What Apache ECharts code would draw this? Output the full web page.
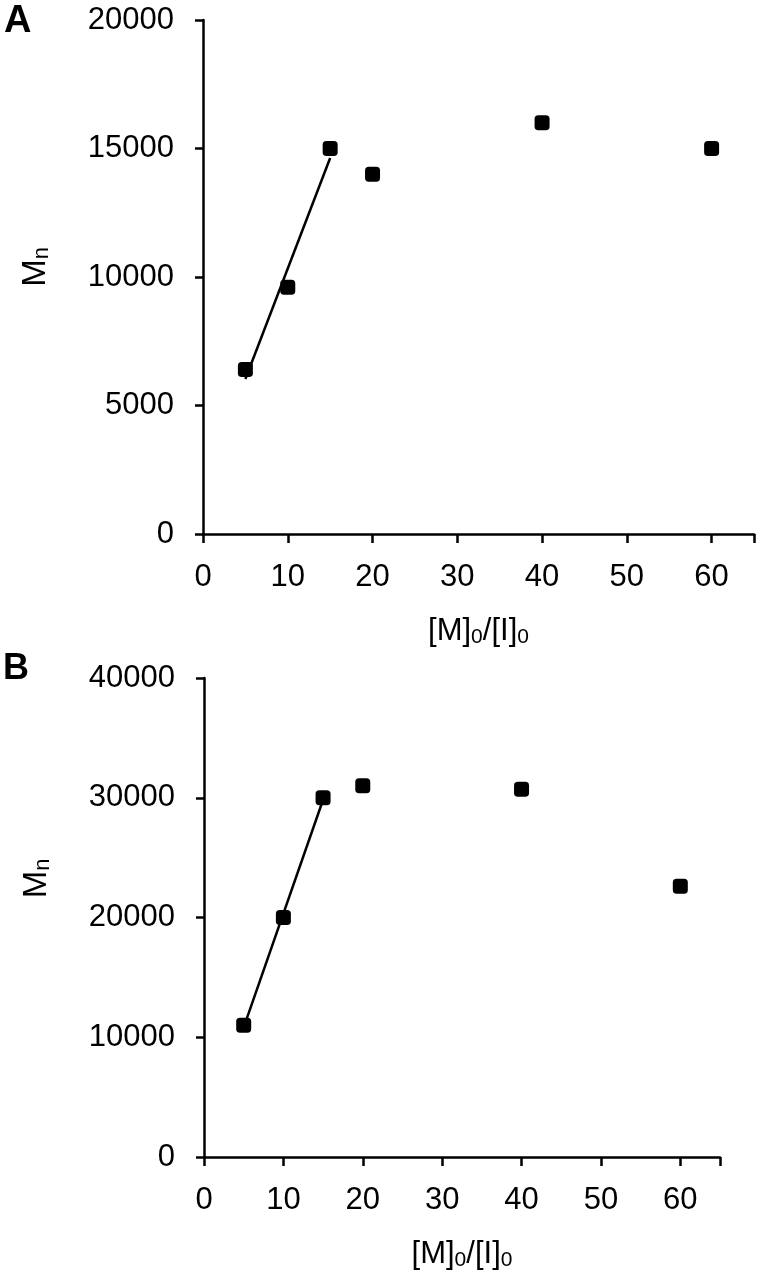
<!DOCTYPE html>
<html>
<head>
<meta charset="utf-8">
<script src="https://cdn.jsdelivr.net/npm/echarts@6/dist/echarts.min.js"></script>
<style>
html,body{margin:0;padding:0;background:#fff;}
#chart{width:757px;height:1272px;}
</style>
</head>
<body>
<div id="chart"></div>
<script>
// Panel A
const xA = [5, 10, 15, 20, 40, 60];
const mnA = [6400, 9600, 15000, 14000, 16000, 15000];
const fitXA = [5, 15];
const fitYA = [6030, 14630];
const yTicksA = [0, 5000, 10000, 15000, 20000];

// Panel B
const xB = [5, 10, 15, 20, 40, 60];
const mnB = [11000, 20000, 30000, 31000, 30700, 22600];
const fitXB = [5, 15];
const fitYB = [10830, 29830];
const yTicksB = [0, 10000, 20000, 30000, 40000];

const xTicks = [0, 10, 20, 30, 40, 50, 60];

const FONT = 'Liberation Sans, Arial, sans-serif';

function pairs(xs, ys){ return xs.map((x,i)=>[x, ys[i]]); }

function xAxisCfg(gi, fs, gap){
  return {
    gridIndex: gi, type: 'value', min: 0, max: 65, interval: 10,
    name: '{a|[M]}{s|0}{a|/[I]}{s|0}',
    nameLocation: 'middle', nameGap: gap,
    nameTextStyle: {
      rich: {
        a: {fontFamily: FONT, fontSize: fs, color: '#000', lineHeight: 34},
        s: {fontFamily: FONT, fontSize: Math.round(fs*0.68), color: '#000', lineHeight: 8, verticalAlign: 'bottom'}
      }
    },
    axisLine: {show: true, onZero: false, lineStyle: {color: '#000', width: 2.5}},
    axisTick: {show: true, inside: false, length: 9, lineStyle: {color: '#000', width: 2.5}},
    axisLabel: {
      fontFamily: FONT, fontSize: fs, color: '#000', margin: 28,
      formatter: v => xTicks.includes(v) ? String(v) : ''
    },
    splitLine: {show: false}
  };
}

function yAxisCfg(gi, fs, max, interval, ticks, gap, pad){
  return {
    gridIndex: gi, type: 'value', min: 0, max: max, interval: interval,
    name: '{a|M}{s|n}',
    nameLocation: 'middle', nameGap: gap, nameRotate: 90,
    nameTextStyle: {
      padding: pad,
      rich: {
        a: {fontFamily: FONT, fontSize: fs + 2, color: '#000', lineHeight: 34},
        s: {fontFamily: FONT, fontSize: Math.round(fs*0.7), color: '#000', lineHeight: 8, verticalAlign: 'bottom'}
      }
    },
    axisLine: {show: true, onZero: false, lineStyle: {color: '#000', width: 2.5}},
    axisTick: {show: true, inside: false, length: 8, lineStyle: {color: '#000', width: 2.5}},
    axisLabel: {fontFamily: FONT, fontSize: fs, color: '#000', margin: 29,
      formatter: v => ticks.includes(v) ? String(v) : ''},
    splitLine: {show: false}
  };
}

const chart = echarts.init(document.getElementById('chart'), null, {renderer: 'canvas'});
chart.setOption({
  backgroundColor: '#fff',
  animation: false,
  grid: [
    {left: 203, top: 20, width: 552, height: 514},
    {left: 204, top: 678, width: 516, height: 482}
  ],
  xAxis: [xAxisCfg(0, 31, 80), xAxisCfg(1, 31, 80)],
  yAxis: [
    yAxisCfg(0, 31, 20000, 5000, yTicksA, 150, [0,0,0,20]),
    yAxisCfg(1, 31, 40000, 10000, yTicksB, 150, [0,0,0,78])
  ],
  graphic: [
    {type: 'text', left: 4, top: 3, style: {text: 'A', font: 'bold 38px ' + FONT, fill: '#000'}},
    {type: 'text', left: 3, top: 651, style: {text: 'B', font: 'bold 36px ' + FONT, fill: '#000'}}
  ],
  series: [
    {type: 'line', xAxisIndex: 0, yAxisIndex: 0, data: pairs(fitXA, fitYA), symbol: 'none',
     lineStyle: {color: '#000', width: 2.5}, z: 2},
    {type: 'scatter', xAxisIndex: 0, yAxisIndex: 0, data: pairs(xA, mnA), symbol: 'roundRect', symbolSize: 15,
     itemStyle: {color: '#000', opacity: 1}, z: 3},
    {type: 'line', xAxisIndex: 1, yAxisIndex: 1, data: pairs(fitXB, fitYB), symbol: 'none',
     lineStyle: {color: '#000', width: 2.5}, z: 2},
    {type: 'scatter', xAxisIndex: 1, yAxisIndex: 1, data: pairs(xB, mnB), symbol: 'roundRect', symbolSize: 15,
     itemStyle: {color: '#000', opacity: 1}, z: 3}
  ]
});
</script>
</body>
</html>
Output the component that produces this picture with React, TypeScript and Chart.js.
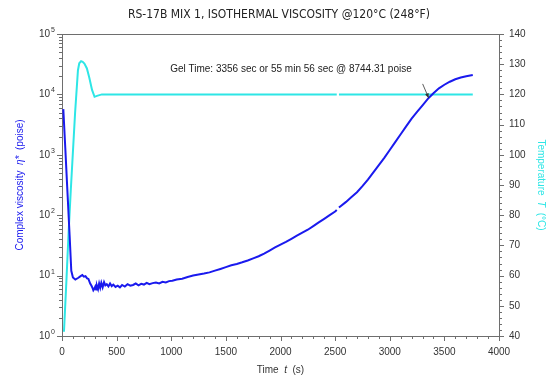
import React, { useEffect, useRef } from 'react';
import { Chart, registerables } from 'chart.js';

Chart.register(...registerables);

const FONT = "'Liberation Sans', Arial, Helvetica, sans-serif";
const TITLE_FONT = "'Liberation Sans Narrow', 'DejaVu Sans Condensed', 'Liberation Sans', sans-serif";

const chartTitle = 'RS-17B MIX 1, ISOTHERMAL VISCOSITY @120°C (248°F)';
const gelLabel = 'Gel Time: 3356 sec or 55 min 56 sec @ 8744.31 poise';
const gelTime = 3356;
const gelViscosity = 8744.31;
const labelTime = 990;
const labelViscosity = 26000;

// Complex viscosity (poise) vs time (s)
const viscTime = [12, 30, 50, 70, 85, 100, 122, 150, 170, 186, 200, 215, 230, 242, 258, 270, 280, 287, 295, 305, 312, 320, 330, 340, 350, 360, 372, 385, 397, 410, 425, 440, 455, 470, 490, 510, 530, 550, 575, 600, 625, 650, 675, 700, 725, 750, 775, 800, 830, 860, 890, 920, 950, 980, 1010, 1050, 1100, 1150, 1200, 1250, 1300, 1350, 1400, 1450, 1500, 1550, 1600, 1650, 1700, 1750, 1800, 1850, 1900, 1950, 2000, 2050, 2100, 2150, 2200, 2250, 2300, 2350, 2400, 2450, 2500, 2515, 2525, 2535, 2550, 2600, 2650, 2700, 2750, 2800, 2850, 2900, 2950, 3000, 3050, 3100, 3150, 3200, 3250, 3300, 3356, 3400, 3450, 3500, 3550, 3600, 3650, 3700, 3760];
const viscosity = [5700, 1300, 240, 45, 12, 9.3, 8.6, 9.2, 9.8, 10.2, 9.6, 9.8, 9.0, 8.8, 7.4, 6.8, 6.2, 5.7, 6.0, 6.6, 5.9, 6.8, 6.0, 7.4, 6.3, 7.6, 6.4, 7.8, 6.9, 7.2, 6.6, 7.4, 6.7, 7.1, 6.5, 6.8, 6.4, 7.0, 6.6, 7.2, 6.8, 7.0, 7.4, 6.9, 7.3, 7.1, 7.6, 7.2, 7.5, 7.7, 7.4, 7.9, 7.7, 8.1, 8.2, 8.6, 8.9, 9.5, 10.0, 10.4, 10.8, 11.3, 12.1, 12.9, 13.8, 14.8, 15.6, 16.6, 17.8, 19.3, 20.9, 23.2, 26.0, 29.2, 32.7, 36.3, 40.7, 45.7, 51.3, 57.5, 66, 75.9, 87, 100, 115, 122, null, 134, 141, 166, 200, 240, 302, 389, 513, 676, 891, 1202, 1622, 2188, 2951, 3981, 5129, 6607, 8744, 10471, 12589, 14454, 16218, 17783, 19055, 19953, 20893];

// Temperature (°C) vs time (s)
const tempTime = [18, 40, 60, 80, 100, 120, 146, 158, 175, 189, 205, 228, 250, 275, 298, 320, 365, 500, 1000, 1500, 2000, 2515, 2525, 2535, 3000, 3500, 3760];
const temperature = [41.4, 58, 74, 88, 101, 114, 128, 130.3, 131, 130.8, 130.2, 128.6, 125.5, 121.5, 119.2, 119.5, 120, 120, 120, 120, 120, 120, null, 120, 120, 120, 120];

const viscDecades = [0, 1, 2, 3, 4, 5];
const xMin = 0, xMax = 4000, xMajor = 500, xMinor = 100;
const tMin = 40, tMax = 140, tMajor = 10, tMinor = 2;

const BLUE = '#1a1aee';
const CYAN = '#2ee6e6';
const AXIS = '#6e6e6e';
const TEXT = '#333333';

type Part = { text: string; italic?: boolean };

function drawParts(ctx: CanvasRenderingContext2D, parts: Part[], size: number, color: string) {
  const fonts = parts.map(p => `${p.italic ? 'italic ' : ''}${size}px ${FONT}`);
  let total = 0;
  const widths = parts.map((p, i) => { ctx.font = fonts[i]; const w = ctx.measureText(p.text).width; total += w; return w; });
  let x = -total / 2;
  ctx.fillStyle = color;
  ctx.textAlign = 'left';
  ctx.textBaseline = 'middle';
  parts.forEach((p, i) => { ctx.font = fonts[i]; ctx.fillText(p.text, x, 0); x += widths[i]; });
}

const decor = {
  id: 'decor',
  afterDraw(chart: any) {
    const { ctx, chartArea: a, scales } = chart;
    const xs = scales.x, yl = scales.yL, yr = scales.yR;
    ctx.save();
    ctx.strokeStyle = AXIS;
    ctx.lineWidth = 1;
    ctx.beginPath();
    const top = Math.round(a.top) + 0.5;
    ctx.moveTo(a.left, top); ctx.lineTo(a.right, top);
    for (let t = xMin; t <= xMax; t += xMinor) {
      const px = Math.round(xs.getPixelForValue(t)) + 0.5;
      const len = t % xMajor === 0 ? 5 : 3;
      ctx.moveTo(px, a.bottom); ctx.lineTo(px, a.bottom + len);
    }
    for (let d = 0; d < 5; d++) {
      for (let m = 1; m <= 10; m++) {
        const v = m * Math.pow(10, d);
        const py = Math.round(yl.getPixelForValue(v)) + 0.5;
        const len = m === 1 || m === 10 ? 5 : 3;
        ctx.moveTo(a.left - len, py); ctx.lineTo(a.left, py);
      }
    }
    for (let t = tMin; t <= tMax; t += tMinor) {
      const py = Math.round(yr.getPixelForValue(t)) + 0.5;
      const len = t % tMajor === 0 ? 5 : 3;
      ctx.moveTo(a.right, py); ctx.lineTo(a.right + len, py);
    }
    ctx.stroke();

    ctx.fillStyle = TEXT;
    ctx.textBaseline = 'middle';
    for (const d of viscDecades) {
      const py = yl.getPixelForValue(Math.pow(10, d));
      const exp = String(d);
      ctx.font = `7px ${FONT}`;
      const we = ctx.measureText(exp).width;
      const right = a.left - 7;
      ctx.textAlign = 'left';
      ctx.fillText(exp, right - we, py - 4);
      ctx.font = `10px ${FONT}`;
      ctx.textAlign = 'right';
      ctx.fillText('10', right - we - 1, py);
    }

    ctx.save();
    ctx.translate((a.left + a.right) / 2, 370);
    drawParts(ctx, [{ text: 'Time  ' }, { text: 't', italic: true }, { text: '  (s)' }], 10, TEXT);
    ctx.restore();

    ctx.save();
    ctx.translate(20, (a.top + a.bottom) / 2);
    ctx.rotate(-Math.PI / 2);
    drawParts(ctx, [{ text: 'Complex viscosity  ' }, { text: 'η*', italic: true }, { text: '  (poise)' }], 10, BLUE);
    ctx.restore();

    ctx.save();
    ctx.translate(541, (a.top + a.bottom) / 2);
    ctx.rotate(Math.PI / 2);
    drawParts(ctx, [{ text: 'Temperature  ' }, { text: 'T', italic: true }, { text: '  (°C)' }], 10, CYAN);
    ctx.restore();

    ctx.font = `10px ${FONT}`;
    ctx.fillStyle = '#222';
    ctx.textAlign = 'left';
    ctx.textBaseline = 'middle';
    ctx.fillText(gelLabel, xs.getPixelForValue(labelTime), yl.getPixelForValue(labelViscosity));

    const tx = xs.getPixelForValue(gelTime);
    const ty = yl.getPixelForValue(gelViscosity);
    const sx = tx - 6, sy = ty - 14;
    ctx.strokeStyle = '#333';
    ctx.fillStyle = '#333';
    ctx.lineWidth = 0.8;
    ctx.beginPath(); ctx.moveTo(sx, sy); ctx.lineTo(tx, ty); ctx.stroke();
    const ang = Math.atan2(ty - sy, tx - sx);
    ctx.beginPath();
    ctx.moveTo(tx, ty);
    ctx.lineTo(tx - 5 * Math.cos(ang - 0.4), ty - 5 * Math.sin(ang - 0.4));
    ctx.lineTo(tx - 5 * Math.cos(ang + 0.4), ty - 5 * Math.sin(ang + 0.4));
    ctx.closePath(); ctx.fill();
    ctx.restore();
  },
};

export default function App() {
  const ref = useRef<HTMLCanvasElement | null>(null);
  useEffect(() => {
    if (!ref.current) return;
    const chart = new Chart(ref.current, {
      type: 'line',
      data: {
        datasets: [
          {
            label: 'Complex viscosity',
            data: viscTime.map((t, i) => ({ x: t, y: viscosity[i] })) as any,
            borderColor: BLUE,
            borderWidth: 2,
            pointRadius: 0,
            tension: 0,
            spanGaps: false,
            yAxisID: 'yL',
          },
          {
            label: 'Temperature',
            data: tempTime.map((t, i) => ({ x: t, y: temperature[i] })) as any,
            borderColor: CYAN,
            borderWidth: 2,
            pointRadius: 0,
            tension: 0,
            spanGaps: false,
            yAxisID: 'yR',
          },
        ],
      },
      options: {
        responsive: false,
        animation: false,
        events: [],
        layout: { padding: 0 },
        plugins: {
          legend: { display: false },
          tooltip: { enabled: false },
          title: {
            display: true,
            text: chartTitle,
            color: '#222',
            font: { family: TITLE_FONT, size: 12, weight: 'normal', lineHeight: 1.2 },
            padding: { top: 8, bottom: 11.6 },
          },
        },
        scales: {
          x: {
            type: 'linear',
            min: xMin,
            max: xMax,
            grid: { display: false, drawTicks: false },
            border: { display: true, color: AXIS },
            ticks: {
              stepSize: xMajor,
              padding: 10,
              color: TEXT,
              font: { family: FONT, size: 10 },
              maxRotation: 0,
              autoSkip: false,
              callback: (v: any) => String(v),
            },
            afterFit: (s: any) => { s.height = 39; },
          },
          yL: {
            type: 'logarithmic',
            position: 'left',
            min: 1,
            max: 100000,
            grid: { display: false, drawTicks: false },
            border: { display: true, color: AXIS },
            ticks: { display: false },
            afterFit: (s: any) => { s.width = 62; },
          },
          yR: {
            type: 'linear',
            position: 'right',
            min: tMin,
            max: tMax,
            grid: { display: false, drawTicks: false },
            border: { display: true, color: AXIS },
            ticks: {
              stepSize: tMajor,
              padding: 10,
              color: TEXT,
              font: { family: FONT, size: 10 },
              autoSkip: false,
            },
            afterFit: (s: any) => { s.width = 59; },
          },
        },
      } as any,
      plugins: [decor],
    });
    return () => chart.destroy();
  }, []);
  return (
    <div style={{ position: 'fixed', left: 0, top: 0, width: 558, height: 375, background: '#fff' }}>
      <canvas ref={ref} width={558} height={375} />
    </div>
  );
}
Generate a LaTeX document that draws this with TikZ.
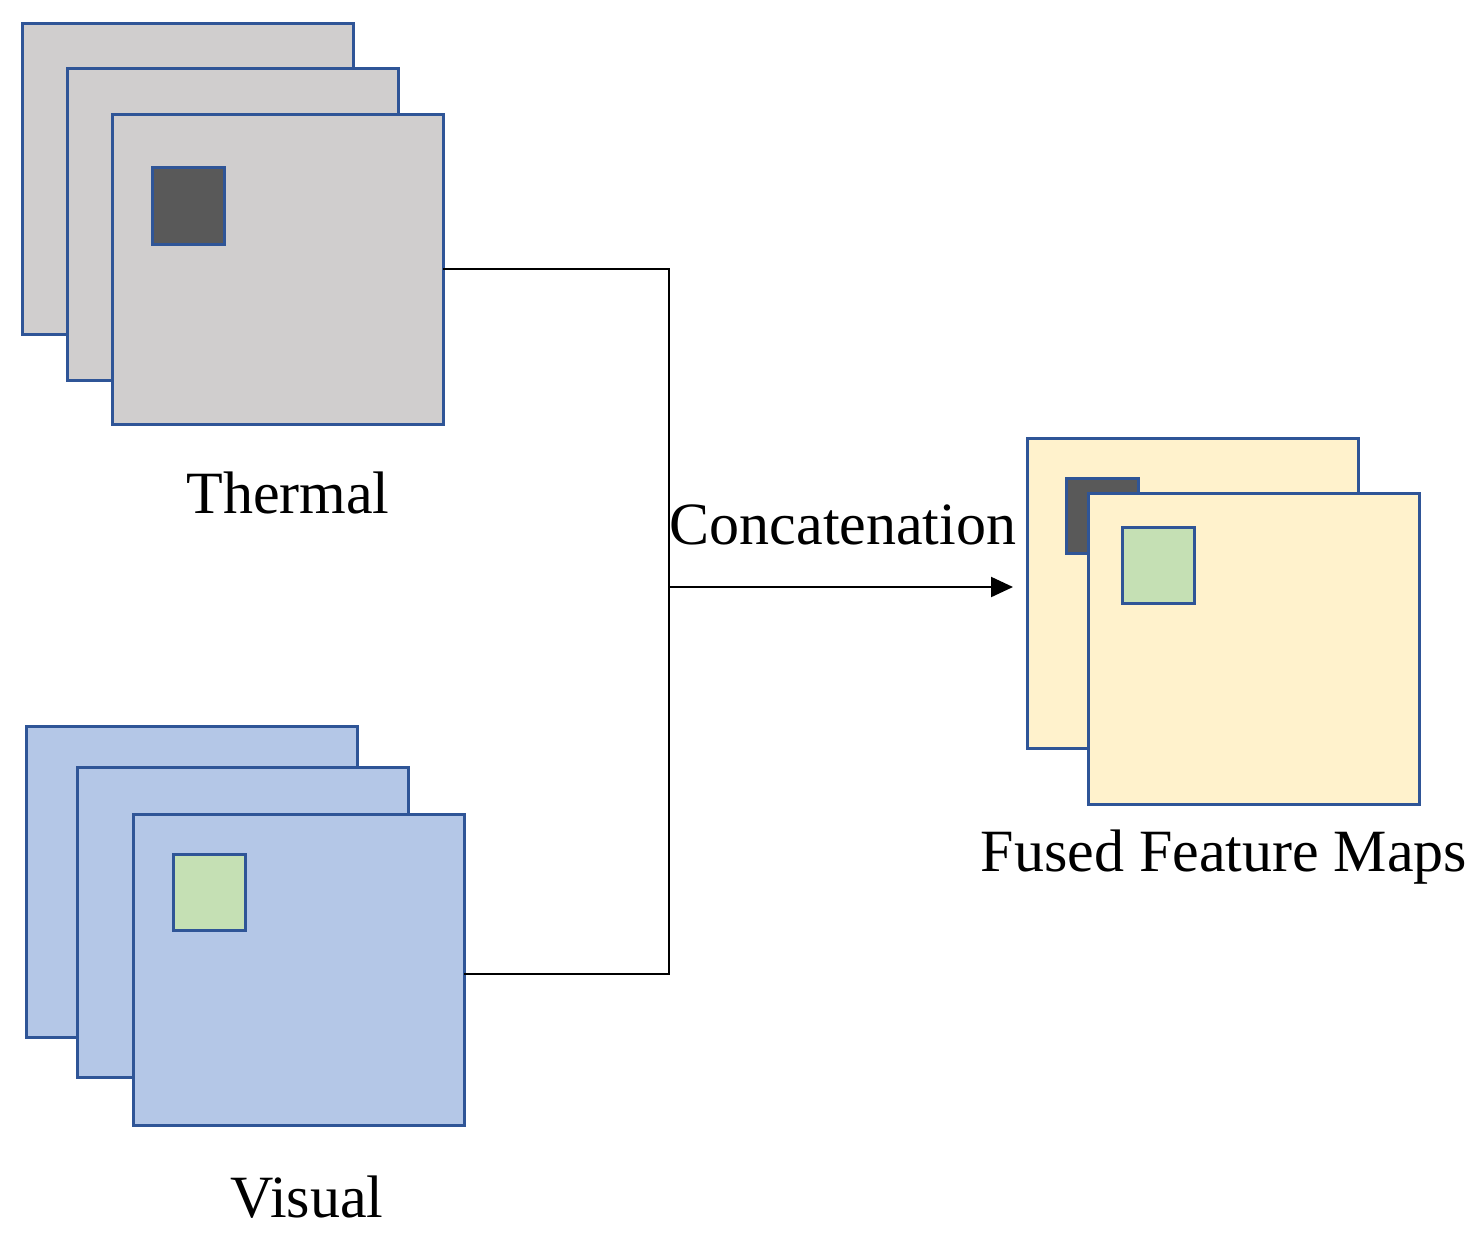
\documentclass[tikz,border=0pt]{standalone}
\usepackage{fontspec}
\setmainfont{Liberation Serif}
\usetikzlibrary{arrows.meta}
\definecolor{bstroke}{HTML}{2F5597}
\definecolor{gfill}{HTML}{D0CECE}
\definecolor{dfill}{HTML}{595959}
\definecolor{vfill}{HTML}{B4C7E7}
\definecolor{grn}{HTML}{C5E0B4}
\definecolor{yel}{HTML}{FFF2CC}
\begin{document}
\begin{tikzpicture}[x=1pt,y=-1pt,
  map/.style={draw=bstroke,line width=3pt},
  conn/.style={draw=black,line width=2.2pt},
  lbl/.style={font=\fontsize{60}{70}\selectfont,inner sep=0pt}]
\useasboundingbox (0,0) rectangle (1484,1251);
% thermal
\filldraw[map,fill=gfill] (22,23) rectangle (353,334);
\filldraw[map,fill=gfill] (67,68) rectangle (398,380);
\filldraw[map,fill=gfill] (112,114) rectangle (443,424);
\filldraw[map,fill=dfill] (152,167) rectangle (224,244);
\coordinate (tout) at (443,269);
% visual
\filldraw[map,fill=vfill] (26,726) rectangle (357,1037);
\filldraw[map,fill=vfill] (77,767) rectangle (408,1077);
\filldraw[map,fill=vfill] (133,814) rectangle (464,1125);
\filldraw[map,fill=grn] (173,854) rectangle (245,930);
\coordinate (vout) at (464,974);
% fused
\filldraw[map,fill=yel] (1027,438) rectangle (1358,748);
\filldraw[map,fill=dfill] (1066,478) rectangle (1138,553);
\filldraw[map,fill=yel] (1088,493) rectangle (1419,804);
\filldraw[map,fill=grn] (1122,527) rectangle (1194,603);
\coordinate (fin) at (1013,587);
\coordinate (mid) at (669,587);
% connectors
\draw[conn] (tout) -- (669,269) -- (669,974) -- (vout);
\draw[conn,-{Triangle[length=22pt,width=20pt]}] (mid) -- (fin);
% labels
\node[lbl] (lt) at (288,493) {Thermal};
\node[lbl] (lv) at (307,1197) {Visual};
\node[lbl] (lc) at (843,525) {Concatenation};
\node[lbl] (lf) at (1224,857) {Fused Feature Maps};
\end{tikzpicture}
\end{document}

^^^^

In the data above, please extract the lines from the first one through the line with "const xTicks = [0, 10, 20, 30, 40, 50, 60];", exactly, and keep pictures out.

What Apache ECharts code would draw this? Output the full web page.
<!DOCTYPE html>
<html>
<head>
<meta charset="utf-8">
<script src="https://cdn.jsdelivr.net/npm/echarts@6/dist/echarts.min.js"></script>
<style>
html,body{margin:0;padding:0;background:#fff;}
#chart{width:757px;height:1272px;}
</style>
</head>
<body>
<div id="chart"></div>
<script>
// Panel A
const xA = [5, 10, 15, 20, 40, 60];
const mnA = [6400, 9600, 15000, 14000, 16000, 15000];
const fitXA = [5, 15];
const fitYA = [6030, 14630];
const yTicksA = [0, 5000, 10000, 15000, 20000];

// Panel B
const xB = [5, 10, 15, 20, 40, 60];
const mnB = [11000, 20000, 30000, 31000, 30700, 22600];
const fitXB = [5, 15];
const fitYB = [10830, 29830];
const yTicksB = [0, 10000, 20000, 30000, 40000];

const xTicks = [0, 10, 20, 30, 40, 50, 60];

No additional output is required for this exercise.